Muller’s muscle also plays a role in raising the lid, and it’s not affected in OPMD, Bradley explains. Unlike the levator, which is a voluntary muscle, Muller’s muscle is under the control of the autonomic (automatic) nervous system. When the levator is very weak, tightening Muller’s muscle can increase lid opening by about 2 millimeters (0.08 inches).

To see whether an operation to shorten Muller’s muscle will be helpful, the patient is given an eye drop that makes it contract. If the eye drop helps significantly with eye opening, the patient is considered a candidate for a “Muller’s muscle conjunctival resection,” or MMCR. In this procedure, the muscle is shortened while the patient receives local anesthesia and conscious sedation.
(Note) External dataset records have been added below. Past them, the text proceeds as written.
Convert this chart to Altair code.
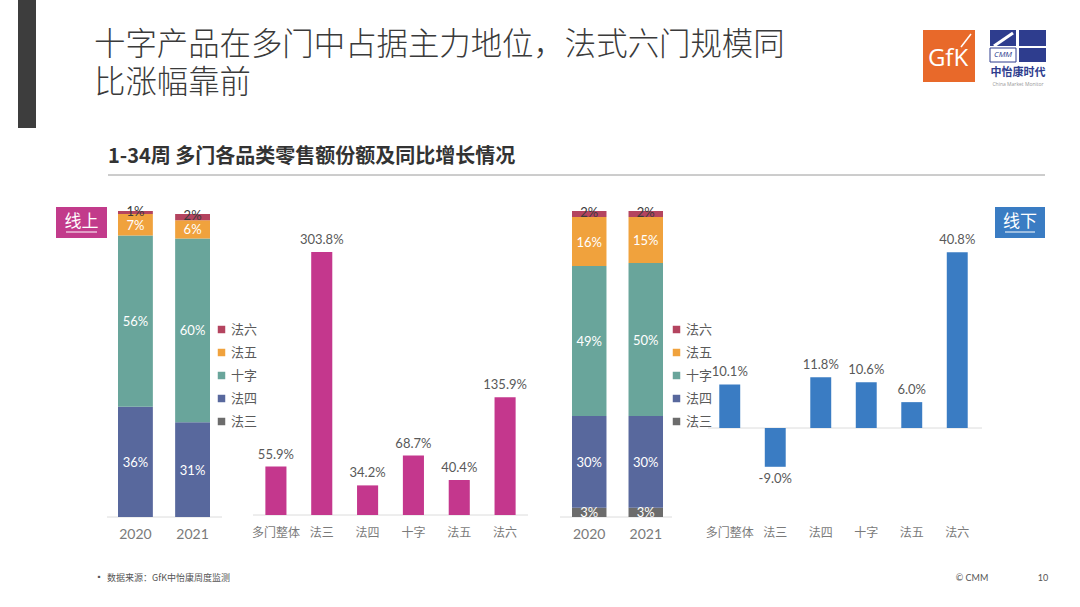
import altair as alt
import pandas as pd

# ---- data -------------------------------------------------------------
years = ["2020", "2021"]
stack_order = ["法三", "法四", "十字", "法五", "法六"]          # bottom -> top
legend_order = ["法六", "法五", "十字", "法四", "法三"]
stack_colors = ["#b4445f", "#f0a23d", "#69a59b", "#58689d", "#6c6c6c"]  # in legend_order

online_share = {
    "法三": [0, 0],
    "法四": [36, 31],
    "十字": [56, 60],
    "法五": [7, 6],
    "法六": [1, 2],
}
offline_share = {
    "法三": [3, 3],
    "法四": [30, 30],
    "十字": [49, 50],
    "法五": [16, 15],
    "法六": [2, 2],
}

growth_cats = ["多门整体", "法三", "法四", "十字", "法五", "法六"]
online_growth = [55.9, 303.8, 34.2, 68.7, 40.4, 135.9]
offline_growth = [10.1, -9.0, 11.8, 10.6, 6.0, 40.8]

ONLINE_COLOR = "#c4378d"
OFFLINE_COLOR = "#3a7cc3"
CJK = "Noto Sans CJK SC"
NUM = "Lato"


def stack_frame(shares):
    rows = []
    for i, yr in enumerate(years):
        base = 0
        for cat in stack_order:
            v = shares[cat][i]
            rows.append(dict(year=yr, cat=cat, value=v, start=base, end=base + v,
                             mid=base + v / 2, label=f"{v}%"))
            base += v
    return pd.DataFrame(rows)


def stacked_panel(shares, x_range, base_x, legend_x):
    df = stack_frame(shares)

    def xs():
        return alt.Scale(type="band", domain=years, range=x_range,
                         paddingInner=0.39, paddingOuter=0)

    def ys():
        return alt.Scale(domain=[0, 100], range=[517, 211], nice=False, zero=False)

    base = alt.Chart(df)
    rule = alt.Chart(pd.DataFrame({"z": [0]})).mark_rule(color="#dcdcdc", strokeWidth=1).encode(
        y=alt.Y("z:Q", scale=ys(), axis=None), x=alt.value(base_x[0]), x2=alt.value(base_x[1])
    )
    bars = base.mark_bar().encode(
        x=alt.X("year:N", scale=xs(), axis=None),
        y=alt.Y("start:Q", scale=ys(), axis=None),
        y2="end:Q",
        color=alt.Color(
            "cat:N",
            scale=alt.Scale(domain=legend_order, range=stack_colors),
            legend=alt.Legend(
                orient="none", legendX=legend_x, legendY=323, title=None,
                symbolType="square", symbolSize=56, symbolStrokeWidth=0,
                labelFont=CJK, labelFontSize=13, labelColor="#5a5a5a",
                rowPadding=9, labelOffset=3, padding=0,
            ),
        ),
    )
    light = base.transform_filter("datum.value > 0 && datum.cat != '法六'").mark_text(
        font=NUM, fontSize=13, color="white", dy=1
    ).encode(
        x=alt.X("year:N", scale=xs(), axis=None),
        y=alt.Y("mid:Q", scale=ys(), axis=None),
        text="label:N",
    )
    dark = base.transform_filter("datum.value > 0 && datum.cat == '法六'").mark_text(
        font=NUM, fontSize=13, color="#3b3b3b", dy=-1
    ).encode(
        x=alt.X("year:N", scale=xs(), axis=None),
        y=alt.Y("mid:Q", scale=ys(), axis=None),
        text="label:N",
    )
    yr = alt.Chart(pd.DataFrame({"year": years})).mark_text(
        font=NUM, fontSize=14, color="#7a7a7a"
    ).encode(x=alt.X("year:N", scale=xs(), axis=None), y=alt.value(535), text="year:N")
    return [rule, bars, light, dark, yr]


def growth_panel(values, color, x_range, y_domain, y_range, base_x):
    df = pd.DataFrame({"cat": growth_cats, "value": values,
                       "label": [f"{v:.1f}%" for v in values]})

    def xs():
        return alt.Scale(type="band", domain=growth_cats, range=x_range,
                         paddingInner=0.54, paddingOuter=0.27)

    def ys():
        return alt.Scale(domain=y_domain, range=y_range, nice=False)

    base = alt.Chart(df)
    rule = alt.Chart(pd.DataFrame({"z": [0]})).mark_rule(color="#dcdcdc", strokeWidth=1).encode(
        y=alt.Y("z:Q", scale=ys(), axis=None), x=alt.value(base_x[0]), x2=alt.value(base_x[1])
    )
    bars = base.mark_bar(color=color).encode(
        x=alt.X("cat:N", scale=xs(), axis=None),
        y=alt.Y("value:Q", scale=ys(), axis=None),
    )
    pos = base.transform_filter("datum.value >= 0").mark_text(
        font=NUM, fontSize=13, color="#595959", baseline="bottom", dy=-5
    ).encode(
        x=alt.X("cat:N", scale=xs(), axis=None),
        y=alt.Y("value:Q", scale=ys(), axis=None),
        text="label:N",
    )
    neg = base.transform_filter("datum.value < 0").mark_text(
        font=NUM, fontSize=13, color="#595959", baseline="top", dy=6
    ).encode(
        x=alt.X("cat:N", scale=xs(), axis=None),
        y=alt.Y("value:Q", scale=ys(), axis=None),
        text="label:N",
    )
    cats = base.mark_text(font=CJK, fontSize=12, color="#7a7a7a").encode(
        x=alt.X("cat:N", scale=xs(), axis=None), y=alt.value(533), text="cat:N"
    )
    return [rule, bars, pos, neg, cats]


# ---- page furniture ----------------------------------------------------
one = pd.DataFrame({"k": [0]})


def box(x0, x1, y0, y1, color):
    return alt.Chart(one).mark_rect(color=color).encode(
        x=alt.value(x0), x2=alt.value(x1), y=alt.value(y0), y2=alt.value(y1)
    )


def line(x0, x1, y0, y1, color, w=1):
    return alt.Chart(one).mark_rule(color=color, strokeWidth=w).encode(
        x=alt.value(x0), x2=alt.value(x1), y=alt.value(y0), y2=alt.value(y1)
    )


def label(text, x, y, size, color, font=CJK, align="left", weight="normal", italic=False):
    kw = dict(text=text, font=font, fontSize=size, color=color, align=align,
              baseline="middle", fontWeight=weight)
    if italic:
        kw["fontStyle"] = "italic"
    return alt.Chart(one).mark_text(**kw).encode(x=alt.value(x), y=alt.value(y))


deco = [
    box(18, 36, 0, 128, "#3d3d3d"),
    label("十字产品在多门中占据主力地位，法式六门规模同", 94, 46, 31.4, "#3a3a3a", weight=300),
    label("比涨幅靠前", 94, 84, 31.4, "#3a3a3a", weight=300),
    label("1-34周 多门各品类零售额份额及同比增长情况", 108, 157, 20, "#333333", weight="bold"),
    line(108, 1045, 175, 175, "#9a9a9a", 1),
    # GfK mark
    box(923, 975, 30, 82, "#e8692a"),
    label("GfK", 948, 59, 24, "white", font="Open Sans", align="center"),
    line(961, 971, 47, 34, "white", 1.5),
    # CMM mark
    box(990, 1016, 30, 46, "#2e3d8e"),
    line(994, 1013, 46, 33, "white", 3),
    box(1019, 1046, 30, 46, "#2e3d8e"),
    box(1019, 1046, 48, 62, "#2e3d8e"),
    line(990, 1016, 48, 48, "#2e3d8e", 1),
    line(990, 1016, 62, 62, "#2e3d8e", 1),
    line(990, 990, 48, 62, "#2e3d8e", 1),
    line(1016, 1016, 48, 62, "#2e3d8e", 1),
    label("CMM", 1003, 55, 8, "#2e3d8e", font="Open Sans", align="center", italic=True),
    label("中怡康时代", 1018, 73, 11, "#2e3d8e", align="center", weight="bold"),
    label("China Market Monitor", 1018, 84, 5, "#999999", font="Open Sans", align="center"),
    # channel tags
    box(56, 107, 207, 238, "#c23b8b"),
    label("线上", 81.5, 222, 17, "white", align="center"),
    line(66, 97, 232, 232, "white", 1),
    box(995, 1045, 207, 238, "#3a7cc3"),
    label("线下", 1020, 222, 17, "white", align="center"),
    line(1005, 1035, 232, 232, "white", 1),
    # footer
    label("▪", 95, 578, 8, "#555555"),
    label("数据来源：GfK中怡康周度监测", 107, 578, 9, "#555555"),
    label("© CMM", 972, 578, 9, "#555555", font=NUM, align="center"),
    label("10", 1043, 578, 9, "#555555", font=NUM, align="center"),
]

panels = (
    stacked_panel(online_share, [118, 210], (107, 222), 215)
    + growth_panel(online_growth, ONLINE_COLOR, [253, 528], [0, 350], [515, 212], (253, 528))
    + stacked_panel(offline_share, [572, 663], (560, 672), 670)
    + growth_panel(offline_growth, OFFLINE_COLOR, [707, 980], [-20, 50],
                   [428 + 20 * 4.31, 428 - 50 * 4.31], (708, 982))
)

chart = (
    alt.layer(*deco, *panels)
    .resolve_scale(x="independent", y="independent", color="independent")
    .properties(width=1080, height=607, padding=0,
                autosize=alt.AutoSizeParams(type="none"), background="white")
    .configure_view(stroke=None)
)

chart.save("out.html", embed_options={"renderer": "svg", "actions": False})
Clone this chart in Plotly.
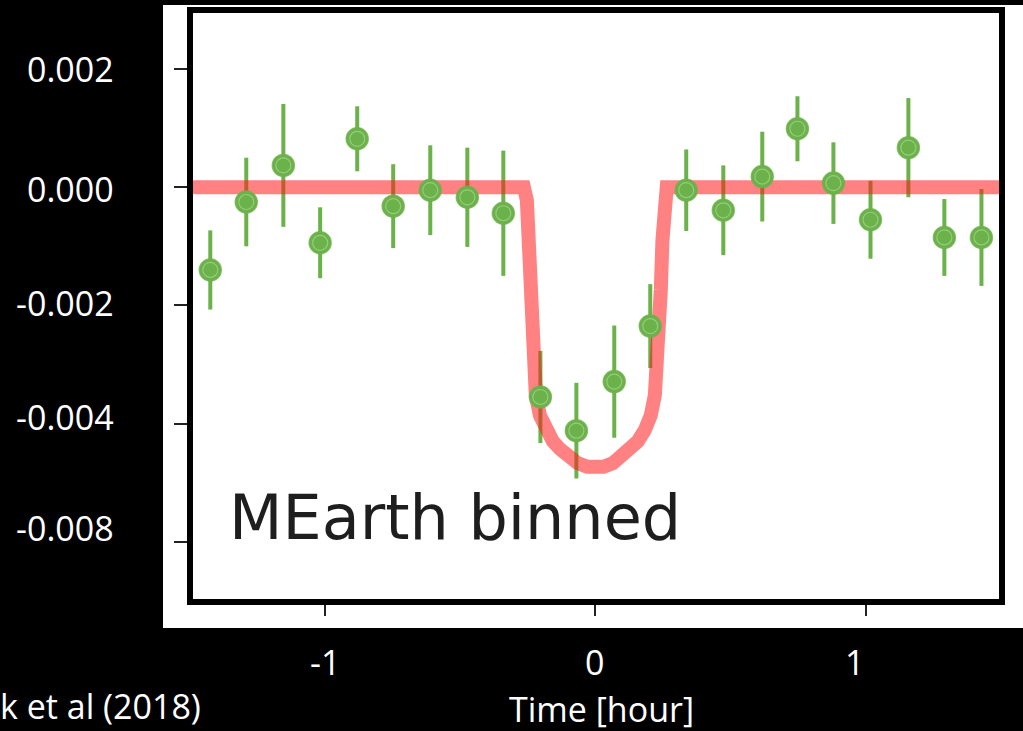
import plotly.graph_objects as go

# Binned MEarth photometry (time from mid-transit in hours, relative flux)
time_hr = [-1.423, -1.290, -1.153, -1.017, -0.880, -0.747, -0.610, -0.473,
           -0.340, -0.203, -0.070, 0.070, 0.203, 0.336, 0.473, 0.617,
           0.747, 0.880, 1.017, 1.157, 1.290, 1.427]
flux = [-0.00140, -0.00025, 0.00037, -0.00094, 0.00082, -0.00032, -0.00005,
        -0.00017, -0.00044, -0.00355, -0.00412, -0.00329, -0.00235, -0.00005,
        -0.00039, 0.00018, 0.00099, 0.00007, -0.00055, 0.00067, -0.00085,
        -0.00085]
flux_err = [0.00067, 0.00075, 0.00104, 0.00060, 0.00055, 0.00071, 0.00076,
            0.00084, 0.00106, 0.00078, 0.00081, 0.00095, 0.00071, 0.00069,
            0.00076, 0.00076, 0.00055, 0.00069, 0.00066, 0.00084, 0.00065,
            0.00082]

# Transit model curve
model_time = [-1.50, -0.264, -0.253, -0.248, -0.242, -0.231, -0.220, -0.205,
              -0.183, -0.157, -0.131, -0.102, -0.065, -0.030, 0.0, 0.030,
              0.065, 0.102, 0.131, 0.157, 0.183, 0.205, 0.220, 0.231, 0.242,
              0.248, 0.253, 0.264, 1.50]
model_flux = [0.0, 0.0, -0.00022, -0.00090, -0.00174, -0.00293, -0.00352,
              -0.00386, -0.00411, -0.00430, -0.00443, -0.00455, -0.00467,
              -0.00473, -0.00475, -0.00473, -0.00467, -0.00455, -0.00443,
              -0.00430, -0.00411, -0.00386, -0.00352, -0.00293, -0.00174,
              -0.00090, -0.00022, 0.0, 0.0]

# Axis ticks and labels
y_tick_vals = [0.002, 0.0, -0.002, -0.004, -0.006]
y_tick_text = ["0.002", "0.000", "-0.002", "-0.004", "-0.008"]
x_tick_vals = [-1, 0, 1]
x_tick_text = ["-1", "0", "1"]

GREEN = "#6cb24a"
RED = "rgba(255,25,25,0.55)"
LABEL_FONT = dict(family="Open Sans", size=34, color="white")

W, H = 1023, 731
L, R, T, B = 190, 21, 10, 129
PW, PH = W - L - R, H - T - B


def px_x(px):
    return (px - L) / PW


def px_y(py):
    return (H - B - py) / PH


fig = go.Figure()

# error bars
fig.add_trace(go.Scatter(
    x=time_hr, y=flux, mode="markers",
    marker=dict(size=1, color="rgba(0,0,0,0)"),
    error_y=dict(type="data", array=flux_err, color=GREEN, thickness=4, width=0),
    hoverinfo="skip", showlegend=False,
))

# model
fig.add_trace(go.Scatter(
    x=model_time, y=model_flux, mode="lines",
    line=dict(color=RED, width=14),
    showlegend=False,
))

# data points
fig.add_trace(go.Scatter(
    x=time_hr, y=flux, mode="markers",
    marker=dict(size=22, color=GREEN,
                line=dict(width=1.5, color="rgba(108,178,74,0.75)")),
    showlegend=False,
))
fig.add_trace(go.Scatter(
    x=time_hr, y=flux, mode="markers",
    marker=dict(size=15, symbol="circle-open",
                color="rgba(215,238,205,0.4)", line=dict(width=1.2)),
    hoverinfo="skip", showlegend=False,
))

shapes = [
    # white panel behind the axes
    dict(type="rect", xref="paper", yref="paper", layer="below",
         x0=px_x(163), x1=px_x(1023), y0=px_y(628), y1=px_y(5),
         fillcolor="white", line=dict(width=0)),
    # thick frame
    dict(type="rect", xref="paper", yref="paper", layer="above",
         x0=0, x1=1, y0=0, y1=1,
         line=dict(color="black", width=6), fillcolor="rgba(0,0,0,0)"),
]

annotations = []
y_shift = [0, -2, 2, 7, 14]
for v, t, s in zip(y_tick_vals, y_tick_text, y_shift):
    annotations.append(dict(
        x=px_x(116), xref="paper", y=v, yref="y", yshift=s,
        xanchor="right", yanchor="middle", text=t, showarrow=False,
        font=LABEL_FONT))
x_shift = [0, -1, -11]
for v, t, s in zip(x_tick_vals, x_tick_text, x_shift):
    annotations.append(dict(
        x=v, xref="x", xshift=s, y=px_y(662), yref="paper",
        xanchor="center", yanchor="middle", text=t, showarrow=False,
        font=LABEL_FONT))
annotations += [
    dict(x=px_x(601), y=px_y(709), xref="paper", yref="paper",
         xanchor="center", yanchor="middle", text="Time [hour]",
         showarrow=False, font=LABEL_FONT),
    dict(x=px_x(203), y=px_y(706), xref="paper", yref="paper",
         xanchor="right", yanchor="middle", text="k et al (2018)",
         showarrow=False, font=LABEL_FONT),
    dict(x=px_x(227), y=px_y(517), xref="paper", yref="paper",
         xanchor="left", yanchor="middle", text="MEarth binned",
         showarrow=False,
         font=dict(family="DejaVu Sans", size=62, color="#1e1e1e")),
]

fig.update_layout(
    width=W, height=H,
    margin=dict(l=L, r=R, t=T, b=B, pad=0),
    paper_bgcolor="black", plot_bgcolor="white",
    shapes=shapes, annotations=annotations,
    xaxis=dict(range=[-1.498, 1.503], showgrid=False, zeroline=False,
               showline=False, tickvals=x_tick_vals, ticks="outside",
               ticklen=13, tickwidth=2, tickcolor="#222",
               showticklabels=False),
    yaxis=dict(range=[-0.00702, 0.003], showgrid=False, zeroline=False,
               showline=False, tickvals=y_tick_vals, ticks="outside",
               ticklen=15, tickwidth=2, tickcolor="#222",
               showticklabels=False),
)

fig.write_html("out.html")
The MMCR is an operation Bradley likes to perform when ptosis is too far advanced for a levator advancement but not yet maximally severe.

Frontalis sling

At the final stage of severe ptosis, the operation of choice is the “frontalis sling,” Bradley explains. The frontalis is a muscle in the forehead that’s not affected in OPMD. 

“When they have severe enough ptosis that we can’t do an MMCR and the levator is so severely affected that we would not expect improvement with a levator advancement, we do a frontalis sling,” Bradley says. “We put in a silicone sling that couples the frontalis muscle more directly to each eyelid. When they raise the forehead, the lids go up.” 

Risks 

There can be complications with eye surgery, Bradley notes.

It’s extremely rare, but there can be bleeding behind the eye, which can interfere with vision.  

Anesthesia-related complications are not common in OPMD. However, theoretically, anyone with a muscle disease can have an unexpected adverse reaction to inhaled anesthetics or muscle relaxants, and the surgical team should be informed about the pre-existing condition. 

In addition, eyelid muscle-tightening procedures can interfere with eye closure, leading to overly dry eyes. 

And, Bradley says, 5 percent to 10 percent of the time, with any of these procedures, there’s a need to reoperate within the first two months after surgery, because the treatment hasn’t worked. 

Most of the time, she says, the procedures, if properly performed and done at the right time in the disease progression, are effective, and patients tend to have “less discomfort than they had anticipated.”